■ GIVEN PROBLEM
Reproduce the entire listing word for word.

■ SUPPLIED MATERIAL
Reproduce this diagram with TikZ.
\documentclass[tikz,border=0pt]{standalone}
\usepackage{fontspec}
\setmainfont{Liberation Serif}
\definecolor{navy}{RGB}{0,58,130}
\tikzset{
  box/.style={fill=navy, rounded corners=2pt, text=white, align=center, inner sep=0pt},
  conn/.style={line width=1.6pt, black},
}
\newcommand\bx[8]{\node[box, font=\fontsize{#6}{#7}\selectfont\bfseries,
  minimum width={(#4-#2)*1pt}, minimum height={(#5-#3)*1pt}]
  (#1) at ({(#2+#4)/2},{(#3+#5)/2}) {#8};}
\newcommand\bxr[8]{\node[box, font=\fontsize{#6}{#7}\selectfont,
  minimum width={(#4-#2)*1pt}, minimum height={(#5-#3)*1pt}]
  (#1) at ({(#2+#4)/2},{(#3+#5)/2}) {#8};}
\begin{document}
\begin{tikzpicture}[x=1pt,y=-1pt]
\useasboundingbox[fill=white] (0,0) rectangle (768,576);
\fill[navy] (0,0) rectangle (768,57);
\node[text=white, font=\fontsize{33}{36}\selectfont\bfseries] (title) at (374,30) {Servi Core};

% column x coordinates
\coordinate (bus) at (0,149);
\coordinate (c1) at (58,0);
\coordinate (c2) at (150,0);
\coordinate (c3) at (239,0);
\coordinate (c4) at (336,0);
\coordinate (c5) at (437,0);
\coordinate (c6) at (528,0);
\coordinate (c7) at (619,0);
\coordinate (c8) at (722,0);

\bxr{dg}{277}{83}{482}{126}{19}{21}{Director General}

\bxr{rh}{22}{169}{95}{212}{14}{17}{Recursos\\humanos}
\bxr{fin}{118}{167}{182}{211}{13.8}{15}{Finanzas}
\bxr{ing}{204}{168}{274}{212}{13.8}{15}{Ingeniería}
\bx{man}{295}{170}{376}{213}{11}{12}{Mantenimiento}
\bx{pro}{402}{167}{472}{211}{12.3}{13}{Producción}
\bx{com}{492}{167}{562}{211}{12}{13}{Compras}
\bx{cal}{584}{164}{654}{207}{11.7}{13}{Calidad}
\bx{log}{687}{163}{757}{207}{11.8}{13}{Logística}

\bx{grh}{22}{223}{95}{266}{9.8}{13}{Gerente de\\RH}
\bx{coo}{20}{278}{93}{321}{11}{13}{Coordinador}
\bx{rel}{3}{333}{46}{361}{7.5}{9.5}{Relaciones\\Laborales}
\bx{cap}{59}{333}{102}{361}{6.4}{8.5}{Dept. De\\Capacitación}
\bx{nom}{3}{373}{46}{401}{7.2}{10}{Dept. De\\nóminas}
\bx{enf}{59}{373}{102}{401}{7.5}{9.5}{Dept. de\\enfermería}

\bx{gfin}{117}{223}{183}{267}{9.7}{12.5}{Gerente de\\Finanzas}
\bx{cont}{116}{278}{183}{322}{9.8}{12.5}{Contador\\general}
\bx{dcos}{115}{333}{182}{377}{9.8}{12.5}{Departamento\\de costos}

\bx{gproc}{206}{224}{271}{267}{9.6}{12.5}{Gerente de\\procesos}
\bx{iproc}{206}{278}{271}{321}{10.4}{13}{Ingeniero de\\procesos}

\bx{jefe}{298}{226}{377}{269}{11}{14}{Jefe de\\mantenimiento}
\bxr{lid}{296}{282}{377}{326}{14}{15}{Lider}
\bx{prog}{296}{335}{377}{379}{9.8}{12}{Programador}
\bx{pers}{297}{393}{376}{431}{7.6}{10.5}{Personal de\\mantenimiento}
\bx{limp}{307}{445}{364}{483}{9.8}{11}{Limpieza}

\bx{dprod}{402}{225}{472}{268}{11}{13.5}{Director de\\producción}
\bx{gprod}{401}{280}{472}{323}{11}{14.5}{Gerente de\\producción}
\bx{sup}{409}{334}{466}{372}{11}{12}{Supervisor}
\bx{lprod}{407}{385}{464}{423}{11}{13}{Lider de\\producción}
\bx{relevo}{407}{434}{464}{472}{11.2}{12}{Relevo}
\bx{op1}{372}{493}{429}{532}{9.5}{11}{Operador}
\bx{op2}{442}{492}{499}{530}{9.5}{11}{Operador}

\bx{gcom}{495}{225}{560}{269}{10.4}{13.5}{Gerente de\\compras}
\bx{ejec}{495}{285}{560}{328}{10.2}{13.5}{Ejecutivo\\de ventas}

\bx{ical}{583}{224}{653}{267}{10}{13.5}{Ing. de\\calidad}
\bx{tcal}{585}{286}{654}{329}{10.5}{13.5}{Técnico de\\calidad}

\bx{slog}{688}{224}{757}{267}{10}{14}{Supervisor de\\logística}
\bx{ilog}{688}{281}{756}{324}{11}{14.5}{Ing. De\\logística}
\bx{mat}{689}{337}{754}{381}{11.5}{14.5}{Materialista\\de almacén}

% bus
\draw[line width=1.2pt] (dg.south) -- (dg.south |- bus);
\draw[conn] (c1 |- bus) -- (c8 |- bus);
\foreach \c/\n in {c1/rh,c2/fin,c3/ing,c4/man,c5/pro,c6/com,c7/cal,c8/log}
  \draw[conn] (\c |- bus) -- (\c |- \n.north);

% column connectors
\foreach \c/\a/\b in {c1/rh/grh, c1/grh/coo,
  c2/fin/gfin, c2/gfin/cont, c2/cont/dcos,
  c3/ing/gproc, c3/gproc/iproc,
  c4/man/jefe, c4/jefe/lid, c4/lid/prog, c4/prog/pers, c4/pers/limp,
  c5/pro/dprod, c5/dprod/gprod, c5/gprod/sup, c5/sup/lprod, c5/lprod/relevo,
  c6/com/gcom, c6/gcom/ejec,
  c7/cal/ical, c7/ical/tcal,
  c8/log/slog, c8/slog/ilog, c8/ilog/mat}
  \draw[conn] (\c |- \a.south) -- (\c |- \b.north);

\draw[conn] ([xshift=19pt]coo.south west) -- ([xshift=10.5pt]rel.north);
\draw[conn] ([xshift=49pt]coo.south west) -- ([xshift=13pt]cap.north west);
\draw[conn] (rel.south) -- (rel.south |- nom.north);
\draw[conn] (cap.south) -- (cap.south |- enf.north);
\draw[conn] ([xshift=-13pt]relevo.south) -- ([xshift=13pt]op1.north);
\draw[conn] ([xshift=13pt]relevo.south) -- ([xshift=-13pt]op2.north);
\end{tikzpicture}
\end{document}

■ EXERCISE OUTPUT
Reproduce this diagram with TikZ.
\documentclass[tikz,border=0pt]{standalone}
\usepackage{fontspec}
\setmainfont{Liberation Serif}
\definecolor{navy}{RGB}{0,58,130}
\tikzset{
  box/.style={fill=navy, rounded corners=2pt, text=white, align=center, inner sep=0pt},
  conn/.style={line width=1.6pt, black},
}
\newcommand\bx[8]{\node[box, font=\fontsize{#6}{#7}\selectfont\bfseries,
  minimum width={(#4-#2)*1pt}, minimum height={(#5-#3)*1pt}]
  (#1) at ({(#2+#4)/2},{(#3+#5)/2}) {#8};}
\newcommand\bxr[8]{\node[box, font=\fontsize{#6}{#7}\selectfont,
  minimum width={(#4-#2)*1pt}, minimum height={(#5-#3)*1pt}]
  (#1) at ({(#2+#4)/2},{(#3+#5)/2}) {#8};}
\begin{document}
\begin{tikzpicture}[x=1pt,y=-1pt]
\useasboundingbox[fill=white] (0,0) rectangle (768,576);
\fill[navy] (0,0) rectangle (768,57);
\node[text=white, font=\fontsize{33}{36}\selectfont\bfseries] (title) at (374,30) {Servi Core};

% column x coordinates
\coordinate (bus) at (0,149);
\coordinate (c1) at (58,0);
\coordinate (c2) at (150,0);
\coordinate (c3) at (239,0);
\coordinate (c4) at (336,0);
\coordinate (c5) at (437,0);
\coordinate (c6) at (528,0);
\coordinate (c7) at (619,0);
\coordinate (c8) at (722,0);

\bxr{dg}{277}{83}{482}{126}{19}{21}{Director General}

\bxr{rh}{22}{169}{95}{212}{14}{17}{Recursos\\humanos}
\bxr{fin}{118}{167}{182}{211}{13.8}{15}{Finanzas}
\bxr{ing}{204}{168}{274}{212}{13.8}{15}{Ingeniería}
\bx{man}{295}{170}{376}{213}{11}{12}{Mantenimiento}
\bx{pro}{402}{167}{472}{211}{12.3}{13}{Producción}
\bx{com}{492}{167}{562}{211}{12}{13}{Compras}
\bx{cal}{584}{164}{654}{207}{11.7}{13}{Calidad}
\bx{log}{687}{163}{757}{207}{11.8}{13}{Logística}

\bx{grh}{22}{223}{95}{266}{9.8}{13}{Gerente de\\RH}
\bx{coo}{20}{278}{93}{321}{11}{13}{Coordinador}
\bx{rel}{3}{333}{46}{361}{7.5}{9.5}{Relaciones\\Laborales}
\bx{cap}{59}{333}{102}{361}{6.4}{8.5}{Dept. De\\Capacitación}
\bx{nom}{3}{373}{46}{401}{7.2}{10}{Dept. De\\nóminas}
\bx{enf}{59}{373}{102}{401}{7.5}{9.5}{Dept. de\\enfermería}

\bx{gfin}{117}{223}{183}{267}{9.7}{12.5}{Gerente de\\Finanzas}
\bx{cont}{116}{278}{183}{322}{9.8}{12.5}{Contador\\general}
\bx{dcos}{115}{333}{182}{377}{9.8}{12.5}{Departamento\\de costos}

\bx{gproc}{206}{224}{271}{267}{9.6}{12.5}{Gerente de\\procesos}
\bx{iproc}{206}{278}{271}{321}{10.4}{13}{Ingeniero de\\procesos}

\bx{jefe}{298}{226}{377}{269}{11}{14}{Jefe de\\mantenimiento}
\bxr{lid}{296}{282}{377}{326}{14}{15}{Lider}
\bx{prog}{296}{335}{377}{379}{9.8}{12}{Programador}
\bx{pers}{297}{393}{376}{431}{7.6}{10.5}{Personal de\\mantenimiento}
\bx{limp}{307}{445}{364}{483}{9.8}{11}{Limpieza}

\bx{dprod}{402}{225}{472}{268}{11}{13.5}{Director de\\producción}
\bx{gprod}{401}{280}{472}{323}{11}{14.5}{Gerente de\\producción}
\bx{sup}{409}{334}{466}{372}{11}{12}{Supervisor}
\bx{lprod}{407}{385}{464}{423}{11}{13}{Lider de\\producción}
\bx{relevo}{407}{434}{464}{472}{11.2}{12}{Relevo}
\bx{op1}{372}{493}{429}{532}{9.5}{11}{Operador}
\bx{op2}{442}{492}{499}{530}{9.5}{11}{Operador}

\bx{gcom}{495}{225}{560}{269}{10.4}{13.5}{Gerente de\\compras}
\bx{ejec}{495}{285}{560}{328}{10.2}{13.5}{Ejecutivo\\de ventas}

\bx{ical}{583}{224}{653}{267}{10}{13.5}{Ing. de\\calidad}
\bx{tcal}{585}{286}{654}{329}{10.5}{13.5}{Técnico de\\calidad}

\bx{slog}{688}{224}{757}{267}{10}{14}{Supervisor de\\logística}
\bx{ilog}{688}{281}{756}{324}{11}{14.5}{Ing. De\\logística}
\bx{mat}{689}{337}{754}{381}{11.5}{14.5}{Materialista\\de almacén}

% bus
\draw[line width=1.2pt] (dg.south) -- (dg.south |- bus);
\draw[conn] (c1 |- bus) -- (c8 |- bus);
\foreach \c/\n in {c1/rh,c2/fin,c3/ing,c4/man,c5/pro,c6/com,c7/cal,c8/log}
  \draw[conn] (\c |- bus) -- (\c |- \n.north);

% column connectors
\foreach \c/\a/\b in {c1/rh/grh, c1/grh/coo,
  c2/fin/gfin, c2/gfin/cont, c2/cont/dcos,
  c3/ing/gproc, c3/gproc/iproc,
  c4/man/jefe, c4/jefe/lid, c4/lid/prog, c4/prog/pers, c4/pers/limp,
  c5/pro/dprod, c5/dprod/gprod, c5/gprod/sup, c5/sup/lprod, c5/lprod/relevo,
  c6/com/gcom, c6/gcom/ejec,
  c7/cal/ical, c7/ical/tcal,
  c8/log/slog, c8/slog/ilog, c8/ilog/mat}
  \draw[conn] (\c |- \a.south) -- (\c |- \b.north);

\draw[conn] ([xshift=19pt]coo.south west) -- ([xshift=10.5pt]rel.north);
\draw[conn] ([xshift=49pt]coo.south west) -- ([xshift=13pt]cap.north west);
\draw[conn] (rel.south) -- (rel.south |- nom.north);
\draw[conn] (cap.south) -- (cap.south |- enf.north);
\draw[conn] ([xshift=-13pt]relevo.south) -- ([xshift=13pt]op1.north);
\draw[conn] ([xshift=13pt]relevo.south) -- ([xshift=-13pt]op2.north);
\end{tikzpicture}
\end{document}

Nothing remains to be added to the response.